By the way, I have to disagree with ‘The Mother’. My degrees are in the sciences and the kids who had been homeschooled definitely stood out. Keep in mind, though, the home part of homeschooling is a bit of a myth. Often these children are better socialized because they are active in so many different activities and groups as well as in the community. Many of them attend the community colleges while their peers are still in high school. Homeschooling is a choice and really depends upon your family but, for the serious family, homeschooling offers far more benefits than public school.

Rebecca April 30, 2009, 2:33 AM

I don’t know. I am a 13 year old homeschooled kid. I don’t know if I should go to public high school or homeschool. My parents said its up to me. I have no clue what you or I should do.

Meg June 16, 2009, 11:06 AM

Leaving it up to the kid is silly unless the parent has laid out at least a general plan of what the next 4 years will look like. HS is straight forward - you do what you have to do for 4 yrs then graduate. Homeschooling HS is more difficult - some people just do what they’ve always done (which, any teen would know, won’t properly prepare them). Some do the homeschool thing year round, then take summer classes at the HS for science. Some do early college options. Others get their GED early and enroll in a community college. The kid isn’t going to know about all these options. The parents need to pick what they would feel comfortable doing, then lay that option on the table.

Tahlia December 29, 2009, 5:36 PM

I am a 15 year old and i have gone to school my whole life. however next year i will be being homeschooled for grade 10.

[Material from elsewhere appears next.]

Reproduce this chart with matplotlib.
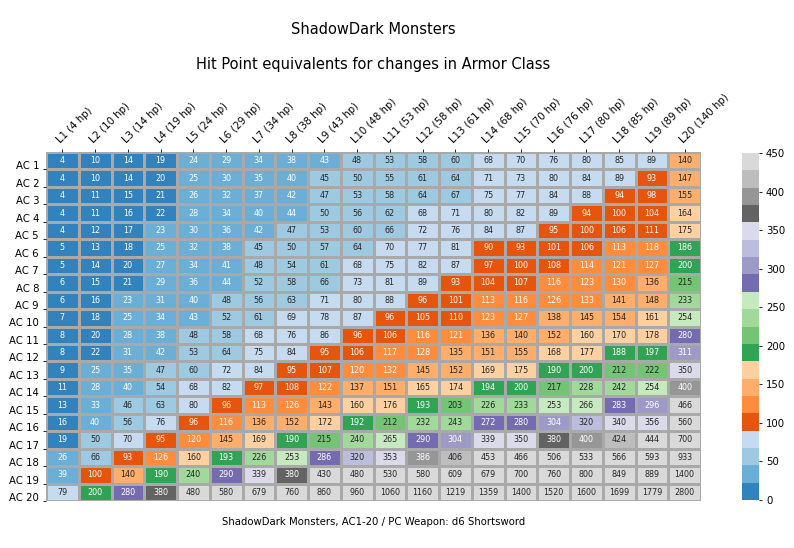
import numpy as np
import seaborn as sns
from matplotlib import pyplot as plt

levels = ["L1 (4 hp)", "L2 (10 hp)", "L3 (14 hp)", "L4 (19 hp)", "L5 (24 hp)",
          "L6 (29 hp)", "L7 (34 hp)", "L8 (38 hp)", "L9 (43 hp)", "L10 (48 hp)",
          "L11 (53 hp)", "L12 (58 hp)", "L13 (61 hp)", "L14 (68 hp)", "L15 (70 hp)",
          "L16 (76 hp)", "L17 (80 hp)", "L18 (85 hp)", "L19 (89 hp)", "L20 (140 hp)"]
armor_classes = [f"AC {i}" for i in range(1, 21)]

# hit point equivalents, one row per AC, one column per level
hp = np.array([
    [4, 10, 14, 19, 24, 29, 34, 38, 43, 48, 53, 58, 60, 68, 70, 76, 80, 85, 89, 140],
    [4, 10, 14, 20, 25, 30, 35, 40, 45, 50, 55, 61, 64, 71, 73, 80, 84, 89, 93, 147],
    [4, 11, 15, 21, 26, 32, 37, 42, 47, 53, 58, 64, 67, 75, 77, 84, 88, 94, 98, 155],
    [4, 11, 16, 22, 28, 34, 40, 44, 50, 56, 62, 68, 71, 80, 82, 89, 94, 100, 104, 164],
    [4, 12, 17, 23, 30, 36, 42, 47, 53, 60, 66, 72, 76, 84, 87, 95, 100, 106, 111, 175],
    [5, 13, 18, 25, 32, 38, 45, 50, 57, 64, 70, 77, 81, 90, 93, 101, 106, 113, 118, 186],
    [5, 14, 20, 27, 34, 41, 48, 54, 61, 68, 75, 82, 87, 97, 100, 108, 114, 121, 127, 200],
    [6, 15, 21, 29, 36, 44, 52, 58, 66, 73, 81, 89, 93, 104, 107, 116, 123, 130, 136, 215],
    [6, 16, 23, 31, 40, 48, 56, 63, 71, 80, 88, 96, 101, 113, 116, 126, 133, 141, 148, 233],
    [7, 18, 25, 34, 43, 52, 61, 69, 78, 87, 96, 105, 110, 123, 127, 138, 145, 154, 161, 254],
    [8, 20, 28, 38, 48, 58, 68, 76, 86, 96, 106, 116, 121, 136, 140, 152, 160, 170, 178, 280],
    [8, 22, 31, 42, 53, 64, 75, 84, 95, 106, 117, 128, 135, 151, 155, 168, 177, 188, 197, 311],
    [9, 25, 35, 47, 60, 72, 84, 95, 107, 120, 132, 145, 152, 169, 175, 190, 200, 212, 222, 350],
    [11, 28, 40, 54, 68, 82, 97, 108, 122, 137, 151, 165, 174, 194, 200, 217, 228, 242, 254, 400],
    [13, 33, 46, 63, 80, 96, 113, 126, 143, 160, 176, 193, 203, 226, 233, 253, 266, 283, 296, 466],
    [16, 40, 56, 76, 96, 116, 136, 152, 172, 192, 212, 232, 243, 272, 280, 304, 320, 340, 356, 560],
    [19, 50, 70, 95, 120, 145, 169, 190, 215, 240, 265, 290, 304, 339, 350, 380, 400, 424, 444, 700],
    [26, 66, 93, 126, 160, 193, 226, 253, 286, 320, 353, 386, 406, 453, 466, 506, 533, 566, 593, 933],
    [39, 100, 140, 190, 240, 290, 339, 380, 430, 480, 530, 580, 609, 679, 700, 760, 800, 849, 889, 1400],
    [79, 200, 280, 380, 480, 580, 679, 760, 860, 960, 1060, 1160, 1219, 1359, 1400, 1520, 1600, 1699, 1779, 2800],
])

W, H = 794, 548
fig = plt.figure(figsize=(W / 100, H / 100), dpi=100)
ax = fig.add_axes([46 / W, 1 - 501 / H, 655 / W, 349 / H])
cax = fig.add_axes([742 / W, 1 - 500 / H, 17 / W, 347 / H])

sns.heatmap(hp, ax=ax, cbar_ax=cax, cmap="tab20c", vmin=0, vmax=450,
            annot=True, fmt="d", annot_kws={"fontsize": 5.8},
            linewidths=0.8, linecolor="darkgray")

ax.xaxis.tick_top()
ax.set_xticks(np.arange(20) + 0.5, levels, rotation=45, ha="left",
              rotation_mode="anchor", fontsize=7.3)
ax.set_yticks(np.arange(1, 21), armor_classes, rotation=0, va="baseline",
              fontsize=7.3)
ax.tick_params(length=2.5, width=0.6, pad=2.5)

ax.text(0.5, 1.3496, "ShadowDark Monsters", transform=ax.transAxes,
        ha="center", va="center", fontsize=10.5)
ax.text(0.5, 1.2521, "Hit Point equivalents for changes in Armor Class",
        transform=ax.transAxes, ha="center", va="center", fontsize=10.5)

ax.set_xlabel("ShadowDark Monsters, AC1-20 / PC Weapon: d6 Shortsword", fontsize=7.3)
ax.xaxis.set_label_position("bottom")
ax.xaxis.set_label_coords(0.5, -0.046)

cax.set_yticks(np.arange(0, 451, 50))
cax.tick_params(labelsize=7.3, length=2.5, width=0.6, pad=2.5)

fig.savefig("out.png", dpi=100)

Primary and middle school were fun for me but when i went to highschool everything changed. There was no discipline. the kids could get away with murder. and the worst thing was that it was influencing me and i knew it. And the education was crap.
If i were you i would continue homeschooling your kid. However i would have sent my kid to school in his/her earlier years. through to grade 7. Because those years are based on general learning and knowledge that all kids need to learn, but high school should be more focused on the individual needs of the child. Schools dont work like that because there are too many kids to cater for, so definitely homeschool him/her.
My brother was homeschooled in highschool and when he went to college he was top of his class and got the highest marks on his exams. And for his subjects he got all A’s and B’s nothing lower, so it certainly paid off.

Hope this helps

Tahlia December 29, 2009, 5:38 PM

I am a 15 year old and i have gone to school my whole life. however next year i will be being homeschooled for grade 10.

Primary and middle school were fun for me but when i went to highschool everything changed. There was no discipline. the kids could get away with murder. and the worst thing was that it was influencing me and i knew it. And the education was crap.
If i were you i would continue homeschooling your kid. However i would have sent my kid to school in his/her earlier years. through to grade 7. Because those years are based on general learning and knowledge that all kids need to learn, but high school should be more focused on the individual needs of the child. Schools dont work like that because there are too many kids to cater for, so definitely homeschool him/her.
My brother was homeschooled in highschool and when he went to college he was top of his class and got the highest marks on his exams. And for his subjects he got all A’s and B’s nothing lower, so it certainly paid off.